No creer supone una fatiga adicional. Al menos aquí y ahora. Por las dudas, hay que demostrar que no somos seres sospechosos de acciones materiales no sometidas, al menos, a las diez leyes esenciales. Ante la duda, dudo del tipo negador. Jamás se me ocurriría hacer un listado de los transgresores de la ley penal, incluso de los delitos más aberrantes, para chequear su religiosidad. Sin embargo, hasta en lo más nimio, los agnósticos son puestos en estadísticas. Me tocó compartir escritorio con un periodista que después de ver jurar a los ministros de no importa qué gobierno tildó a los que prometían por la Biblia o apenas por sus convicciones y la Constitución. ¿Adiviná quiénes fueron los sumarísimamente crucificados? A los jodidos, les recomiendo que repasen el listado de los juramentados y sus consiguientes actuaciones.

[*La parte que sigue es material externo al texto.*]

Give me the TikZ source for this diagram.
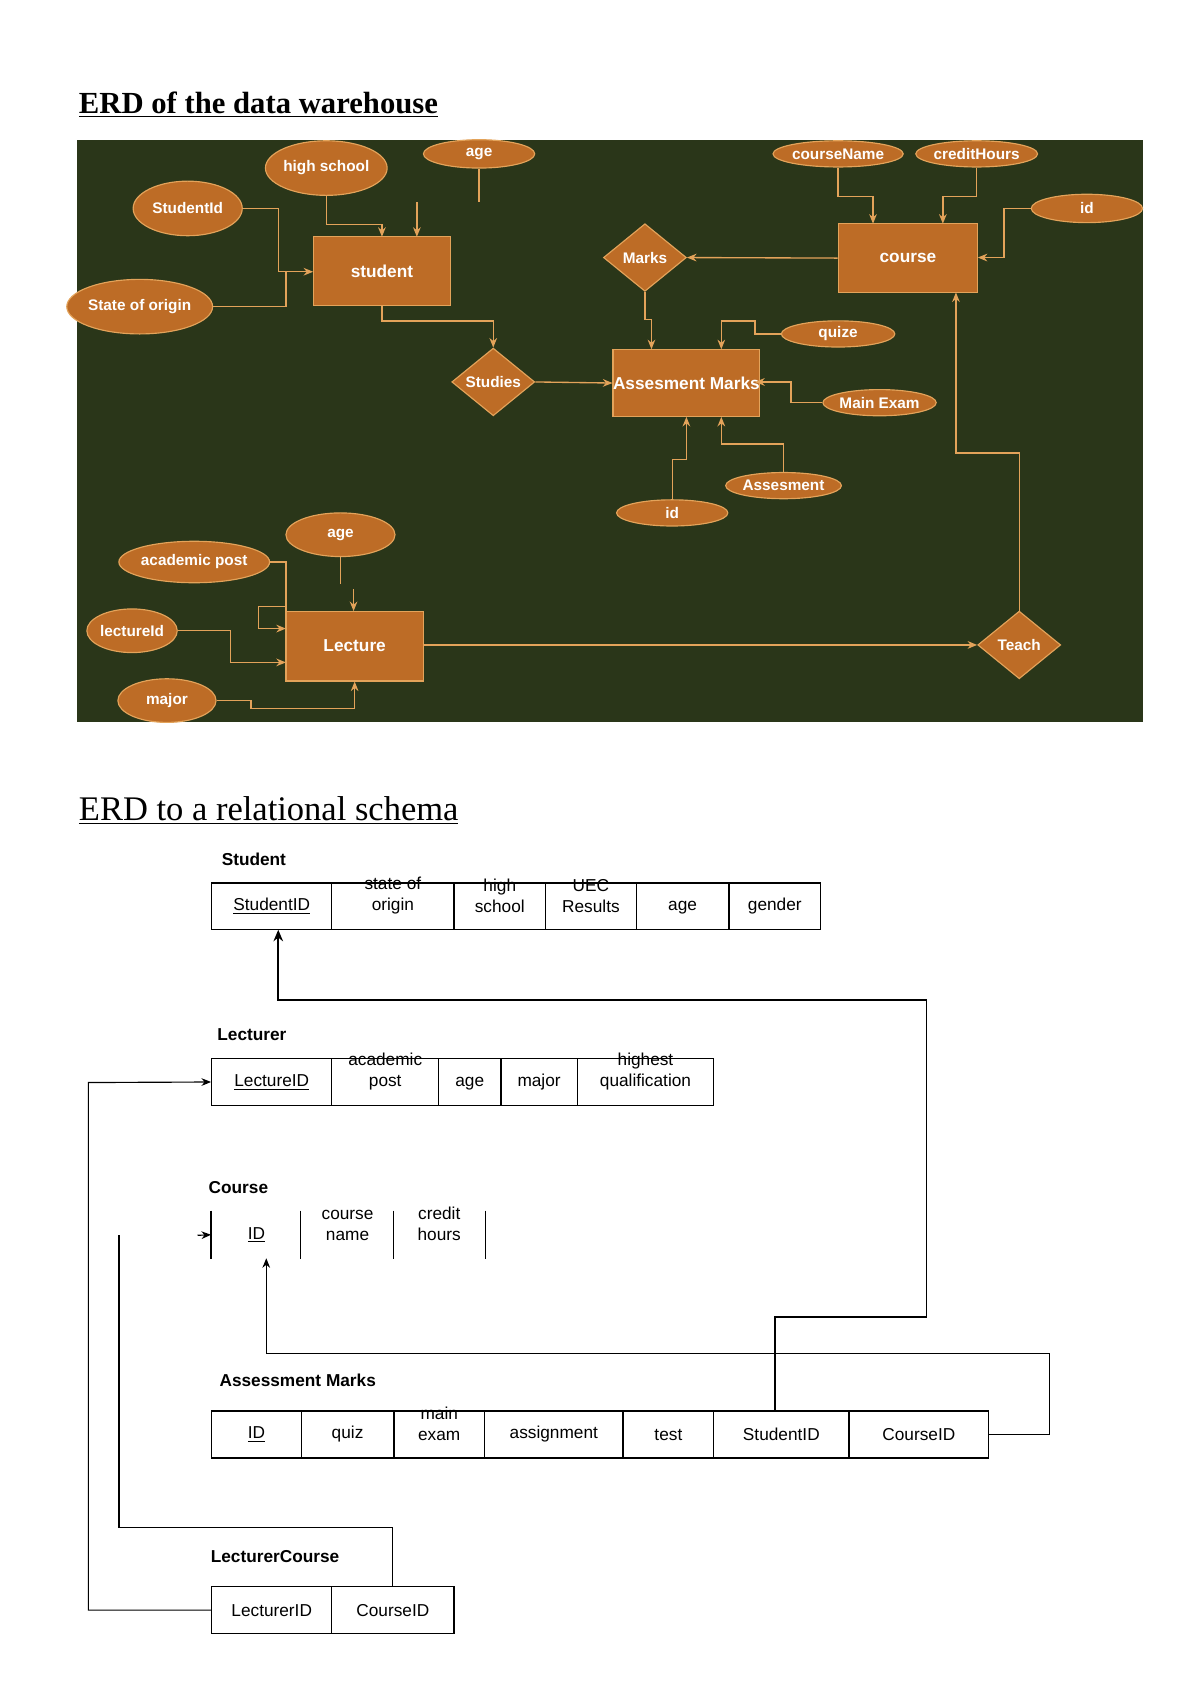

Estoy primero en la lista para el caso de que Dios exista y, luego, decida dar poder para que lo represente demandando en los Tribunales a los que no cumplieron. La no creencia es apenas un estado de duda que motoriza la búsqueda de respuestas. Es, perdón la pedantería, hasta un estado de mayor vitalidad. Uno tiene esperanzas. Pero no la esperanza boba de que después de la primavera viene el verano. Uno camina y vive el calor sabiendo que el espacio del viento templado exige acción propia. Un paso tras otro. Propio.

Uno sabe que la caridad es buena porque puede paliar una carencia. No porque es el peaje a algo mejor en el futuro. Uno ama al prójimo, lo más parecido a uno mismo, porque así quiere amar. Y punto. Al fin de cuentas, me dijiste, creer tiene la enorme desventaja de no tener en el futuro la buena sorpresa del cambio.

En estos tiempos de profesiones de fe menores, en donde el dogma no es más que una excusa para traicionar hasta la certeza de lo que se dice creer, cansado de estigmas cómodos que separan entre buenos y malos, prometí seguir defendiendo la duda y la pregunta. Así y todo, felices Pascuas.